Question

Find (if possible) the complement and the supplement of each angle. (a) $$\frac{\pi}{12} \quad$$ (b) $$\frac{11 \pi}{12}$$

Answer

**step1** Understanding the definitions of complement and supplement

To solve this problem, we first need to understand what complementary and supplementary angles are.
- Two angles are **complementary** if their sum is equal to a right angle, which is $$90^\circ$$. In radians, this is equivalent to $$\frac{\pi}{2}$$ radians.
- Two angles are **supplementary** if their sum is equal to a straight angle, which is $$180^\circ$$. In radians, this is equivalent to $$\pi$$ radians.
We need to find the complement by subtracting the given angle from $$\frac{\pi}{2}$$.
We need to find the supplement by subtracting the given angle from $$\pi$$.
If the result is a negative angle, then a positive complement or supplement does not exist in the usual sense.

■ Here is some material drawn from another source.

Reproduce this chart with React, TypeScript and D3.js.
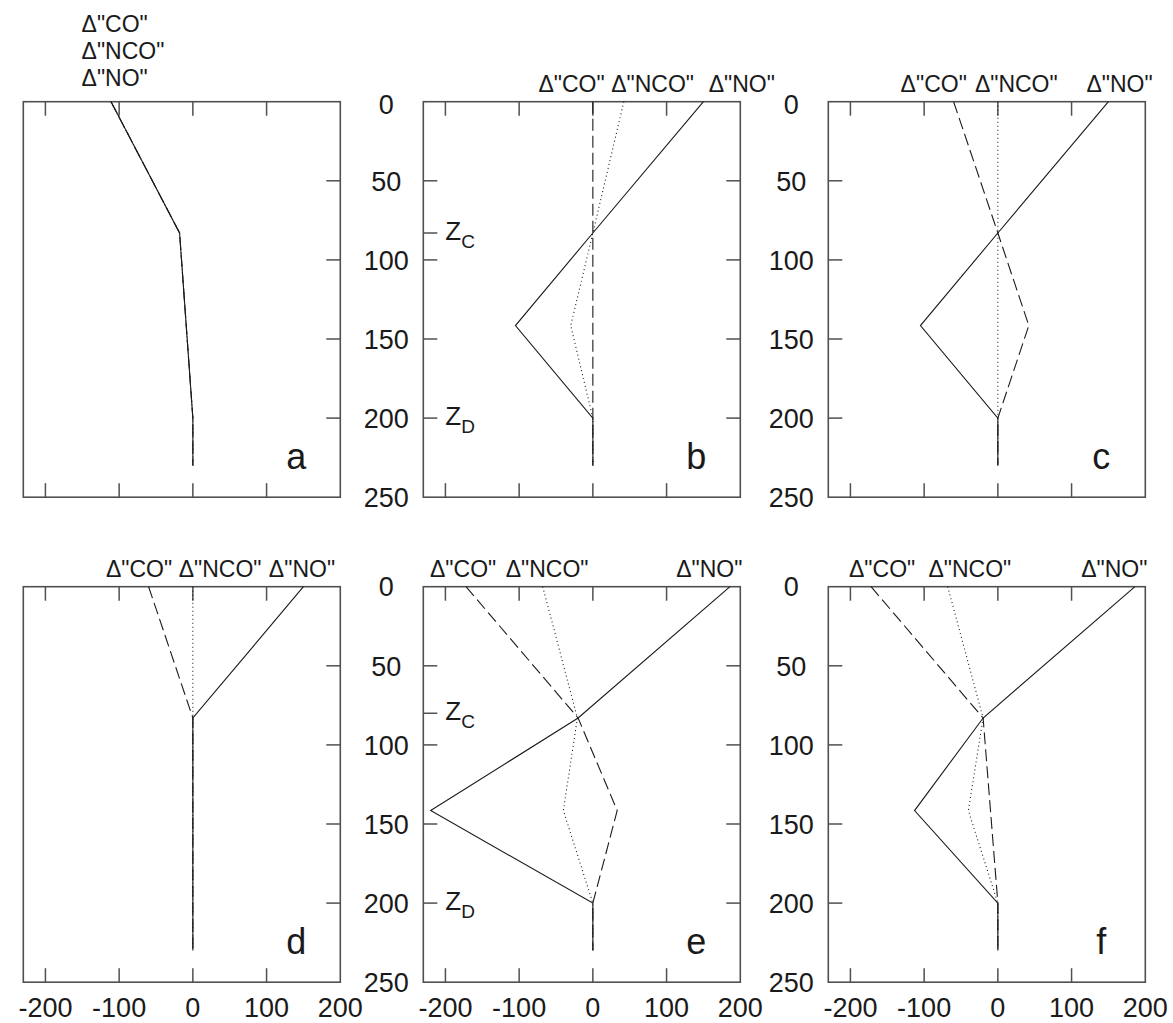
import React, { useEffect, useRef } from 'react';
import * as d3 from 'd3';

// depth levels where the profiles change slope
const depths = [0, 83, 141.5, 200, 230];

const panelNames = ['a', 'b', 'c', 'd', 'e', 'f'];
const seriesNames = ['\u0394"CO"', '\u0394"NCO"', '\u0394"NO"'];

// values at each depth, one row per panel
const coValues = [
  [-111, -18, -9, 0, 0],
  [0, 0, 0, 0, 0],
  [-60, 0, 42, 0, 0],
  [-60, 0, 0, 0, 0],
  [-172, -20, 33, 0, 0],
  [-172, -20, -10, 0, 0],
];
const ncoValues = [
  [-111, -18, -9, 0, 0],
  [42, 0, -30, 0, 0],
  [0, 0, 0, 0, 0],
  [0, 0, 0, 0, 0],
  [-68, -21, -40, 0, 0],
  [-68, -20, -40, 0, 0],
];
const noValues = [
  [-111, -18, -9, 0, 0],
  [150, 0, -105, 0, 0],
  [150, 0, -105, 0, 0],
  [150, 0, 0, 0, 0],
  [186, -20, -220, 0, 0],
  [186, -20, -113, 0, 0],
];

// where the series names sit above each panel (x in data units)
const coLabelAt = [-151, -29, -87, -73, -176, -157];
const ncoLabelAt = [-151, 81, 25, 37, -62, -38];
const noLabelAt = [-151, 202, 165, 148, 158, 158];

// Zc / Zd markers (depth) for panels that carry them
const zcMarks = [null, 83, null, null, 80, null];
const zdMarks = [null, 200, null, null, 200, null];

const xDomain = [-230, 200];
const yDomain = [0, 250];
const xTicks = [-200, -100, 0, 100];
const xTickLabels = [-200, -100, 0, 100, 200];
const yTicks = [50, 100, 150, 200];
const yTickLabels = [0, 50, 100, 150, 200, 250];

const FONT = "'Liberation Sans', Arial, Helvetica, sans-serif";

const App = () => {
  const ref = useRef(null);

  useEffect(() => {
    const svg = d3.select(ref.current);
    svg.selectAll('*').remove();

    const lefts = [23.3, 423.3, 828.3];
    const tops = [101.7, 586.7];
    const w = 317;
    const h = 395.5;
    const tickLen = 14;
    const ink = '#1a1a1a';
    const frame = '#505050';

    const styles = [
      { dash: null },
      { dash: '12,5' },
      { dash: '1,3' },
    ];

    panelNames.forEach((name, i) => {
      const col = i % 3;
      const row = Math.floor(i / 3);
      const x = d3.scaleLinear().domain(xDomain).range([lefts[col], lefts[col] + w]);
      const y = d3.scaleLinear().domain(yDomain).range([tops[row], tops[row] + h]);
      const g = svg.append('g');

      // frame
      g.append('rect')
        .attr('x', x(xDomain[0])).attr('y', y(0))
        .attr('width', w).attr('height', h)
        .attr('fill', 'none').attr('stroke', frame).attr('stroke-width', 1.6);

      // x ticks, top and bottom, pointing inward
      xTicks.forEach(t => {
        g.append('line').attr('x1', x(t)).attr('x2', x(t))
          .attr('y1', y(0)).attr('y2', y(0) + tickLen)
          .attr('stroke', frame).attr('stroke-width', 1.5);
        g.append('line').attr('x1', x(t)).attr('x2', x(t))
          .attr('y1', y(250)).attr('y2', y(250) - tickLen)
          .attr('stroke', frame).attr('stroke-width', 1.5);
      });

      // y ticks on the sides facing neighbouring panels
      const leftTicks = col > 0 ? [...yTicks] : [];
      if (zcMarks[i] != null) leftTicks.push(zcMarks[i]);
      leftTicks.forEach(t => {
        g.append('line').attr('x1', x(xDomain[0])).attr('x2', x(xDomain[0]) + tickLen)
          .attr('y1', y(t)).attr('y2', y(t))
          .attr('stroke', frame).attr('stroke-width', 1.5);
      });
      if (col < 2) {
        yTicks.forEach(t => {
          g.append('line').attr('x1', x(xDomain[1])).attr('x2', x(xDomain[1]) - tickLen)
            .attr('y1', y(t)).attr('y2', y(t))
            .attr('stroke', frame).attr('stroke-width', 1.5);
        });
      }

      // y tick labels between panels
      if (col > 0) {
        yTickLabels.forEach(t => {
          g.append('text')
            .attr('x', x(xDomain[0]) - 37).attr('y', y(t) + (t === 0 && row === 0 ? 3 : 0))
            .attr('dy', '0.36em')
            .attr('text-anchor', 'middle')
            .style('font-family', FONT).style('font-size', '27px')
            .attr('fill', ink)
            .text(t);
        });
      }

      // x tick labels on bottom row
      if (row === 1) {
        xTickLabels.forEach(t => {
          g.append('text')
            .attr('x', x(t)).attr('y', y(250) + 35)
            .attr('text-anchor', 'middle')
            .style('font-family', FONT).style('font-size', '27px')
            .attr('fill', ink)
            .text(t);
        });
      }

      // profiles
      const series = [noValues[i], coValues[i], ncoValues[i]];
      const line = d3.line<number>()
        .x(d => x(d))
        .y((d, k) => y(depths[k]));
      series.forEach((vals, s) => {
        const p = g.append('path')
          .attr('d', line(vals))
          .attr('fill', 'none')
          .attr('stroke', ink)
          .attr('stroke-width', 1.1);
        if (styles[s].dash) p.attr('stroke-dasharray', styles[s].dash);
      });

      // series labels above the panel
      const labelXs = [coLabelAt[i], ncoLabelAt[i], noLabelAt[i]];
      seriesNames.forEach((s, k) => {
        const t = g.append('text')
          .style('font-family', FONT).style('font-size', '23px')
          .attr('fill', ink)
          .text(s);
        if (i === 0) {
          t.attr('x', x(labelXs[k])).attr('y', y(0) - 70 + k * 27).attr('text-anchor', 'start');
        } else {
          t.attr('x', x(labelXs[k])).attr('y', y(0) - 10).attr('text-anchor', 'middle');
        }
      });

      // Zc / Zd annotations
      [[zcMarks[i], 'C'], [zdMarks[i], 'D']].forEach(([z, sub]) => {
        if (z == null) return;
        const t = g.append('text')
          .attr('x', x(xDomain[0]) + 22).attr('y', y(z as number) + 7)
          .style('font-family', FONT).style('font-size', '26px')
          .attr('fill', ink);
        t.append('tspan').text('Z');
        t.append('tspan').attr('dy', 8).style('font-size', '19px').text(sub as string);
      });

      // panel letter
      g.append('text')
        .attr('x', x(xDomain[1]) - 44).attr('y', y(250) - 28)
        .attr('text-anchor', 'middle')
        .style('font-family', FONT).style('font-size', '36px')
        .attr('fill', ink)
        .text(name);
    });
  }, []);

  return (
    <svg
      ref={ref}
      width={1173}
      height={1023}
      style={{ position: 'absolute', left: 0, top: 0, background: '#fff' }}
    />
  );
};

export default App;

Question1.step2 (Finding the complement for angle (a) $$\frac{\pi}{12}$$)

The given angle is $$\frac{\pi}{12}$$.
To find the complement, we subtract the angle from $$\frac{\pi}{2}$$.
Complement = $$\frac{\pi}{2} - \frac{\pi}{12}$$
To subtract these fractions, we need a common denominator. The least common multiple of 2 and 12 is 12.
We convert $$\frac{\pi}{2}$$ to an equivalent fraction with a denominator of 12:
$$\frac{\pi}{2} = \frac{\pi \times 6}{2 \times 6} = \frac{6\pi}{12}$$
Now, we subtract the fractions:
Complement = $$\frac{6\pi}{12} - \frac{\pi}{12} = \frac{(6-1)\pi}{12} = \frac{5\pi}{12}$$
Since $$\frac{5\pi}{12}$$ is a positive angle, a complement exists for $$\frac{\pi}{12}$$.

Question1.step3 (Finding the supplement for angle (a) $$\frac{\pi}{12}$$)

To find the supplement, we subtract the angle from $$\pi$$.
Supplement = $$\pi - \frac{\pi}{12}$$
To subtract these, we can write $$\pi$$ as a fraction with a denominator of 12:
$$\pi = \frac{12\pi}{12}$$
Now, we subtract the fractions:
Supplement = $$\frac{12\pi}{12} - \frac{\pi}{12} = \frac{(12-1)\pi}{12} = \frac{11\pi}{12}$$
Since $$\frac{11\pi}{12}$$ is a positive angle, a supplement exists for $$\frac{\pi}{12}$$.

Question1.step4 (Finding the complement for angle (b) $$\frac{11\pi}{12}$$)

The given angle is $$\frac{11\pi}{12}$$.
To find the complement, we subtract the angle from $$\frac{\pi}{2}$$.
Complement = $$\frac{\pi}{2} - \frac{11\pi}{12}$$
First, we find a common denominator, which is 12.
We convert $$\frac{\pi}{2}$$ to an equivalent fraction with a denominator of 12:
$$\frac{\pi}{2} = \frac{\pi \times 6}{2 \times 6} = \frac{6\pi}{12}$$
Now, we subtract the fractions:
Complement = $$\frac{6\pi}{12} - \frac{11\pi}{12} = \frac{(6-11)\pi}{12} = \frac{-5\pi}{12}$$
Since the result is a negative angle ($$\frac{-5\pi}{12}$$), a positive complement does not exist for $$\frac{11\pi}{12}$$.

Question1.step5 (Finding the supplement for angle (b) $$\frac{11\pi}{12}$$)

To find the supplement, we subtract the angle from $$\pi$$.
Supplement = $$\pi - \frac{11\pi}{12}$$
We write $$\pi$$ as a fraction with a denominator of 12:
$$\pi = \frac{12\pi}{12}$$
Now, we subtract the fractions:
Supplement = $$\frac{12\pi}{12} - \frac{11\pi}{12} = \frac{(12-11)\pi}{12} = \frac{\pi}{12}$$
Since $$\frac{\pi}{12}$$ is a positive angle, a supplement exists for $$\frac{11\pi}{12}$$.